И я кричала под раскаты грома. Захлебывалась, когда его язык погружался в мою плоть, то выскальзывал наружу, чтобы яростно и быстро ласкать набухший клитор и снова врываться внутрь дерзко и глубоко, вылизывая горящую промежность, сжимая мои ягодицы до синяков, не давая отстраниться. Я закатывала глаза, скользя пальцами по подоконнику, царапая ногтями, прижимаясь торчащими, болезненно напряженными сосками, к ледяному стеклу, и кричала, всхлипывала, стонала, как обезумевшее от похоти животное, пока все тело не пронзило наслаждением, и я не услышала свой собственный гортанный вопль, сотрясаясь всем телом, ломая ногти о подоконник, ударяясь головой о стекло, прогибаясь и инстинктивно двигаясь навстречу его языку, все еще ласкающему сжимающуюся в судорогах оргазма плоть.

Пока не почувствовала, как он сильным толчком вошел в меня сзади, наматывая на руку мои мокрые волосы, дергая к себе, заставляя прогнуться, принять всего целиком, причиняя легкую боль, проникая так глубоко, что я прикусила губы до крови, сходя с ума от страсти. Сжимает грудь, играет сосками и рычит мне в ухо.

— Мало. Кричи еще. Давай. Маленькая… громко. Я все еще задыхаюсь — кричи. Дай мне дышать.

Я вгрызалась зубами в свое запястье, а он двигался быстро и беспощадно. Совсем не так, как в те первые разы, а теперь как-то по-настоящему… По-зверному. Он впивался в мои бедра, тянул к себе, прогибая меня назад, сжимая мое горло, погружая большой палец мне в рот, а я его исступленно сосала, закрывая глаза и сходя с ума от возбуждения. От этой прекрасной пошлости, которая слышна в шлепках тела друг о друга, в его стонах и моих. Поглаживает шершавыми пальцами твердый сосок, перекатывая, сжимая и вырывая из меня вопли агонии, растирает меня между ног, обрушивая дикие ласки шквалом, ураганом. Чувствительная, как оголенный нерв, болезненная после экстаза, и невыносимо каждое прикосновение… но он не останавливается, не дает увернуться, мучает, истязает, пока я снова не вою от оргазма, выгибаясь к нему назад, уворачиваясь от его рук, а он не выпускает… Это не кончается. Он берет меня везде — на полу, на постели. Вертит, как тряпичной куклой. То опрокидывая навзничь, то врывается сзади, уложив меня на бок, приподняв ногу под коленом и, закрывая мне рот ладонью, чтобы не орала громче бушующей за окном стихии… Я уже не знаю… сколько раз кончила, и бывает ли так? Да и что я вообще знала до него?
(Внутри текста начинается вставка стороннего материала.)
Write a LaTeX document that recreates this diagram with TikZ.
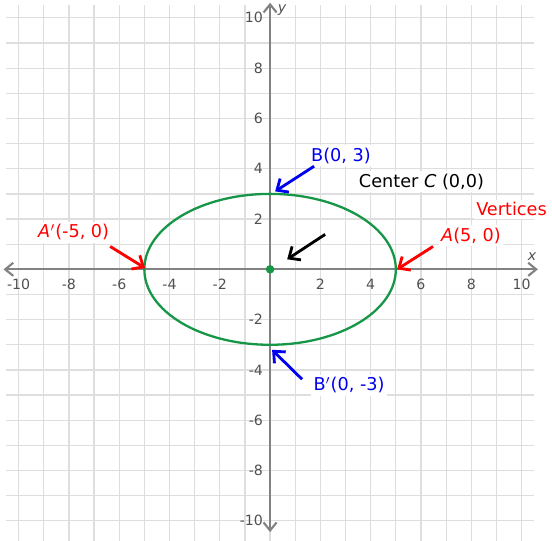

Мне было больно от наслаждения, и каждый оргазм похож на острую и изощренную пытку. Истекаю потом и влагой, обессиленная, дрожащая… полумервая, в синяках и засосах, со спутанными волосами и саднящей промежностью, с искусанными сосками и опухшими губами. Он снова трогает кончиками пальцев, а меня подбрасывает, как от ударов тока. Кажется, я даже умоляла остановиться… кажется, я ругалась матом и слышала его хриплый мат в ответ… Грязно и так прекрасно. Кажется, я разодрала ему спину и рвала его волосы… а ему было плевать… он знал, чего я хочу лучше меня самой… он чувствовал это в конвульсиях моего тела от каждого оргазма, и он трахал меня, как взбесившееся животное, пока мы оба не уснули голые поперек постели… Я просто отключилась.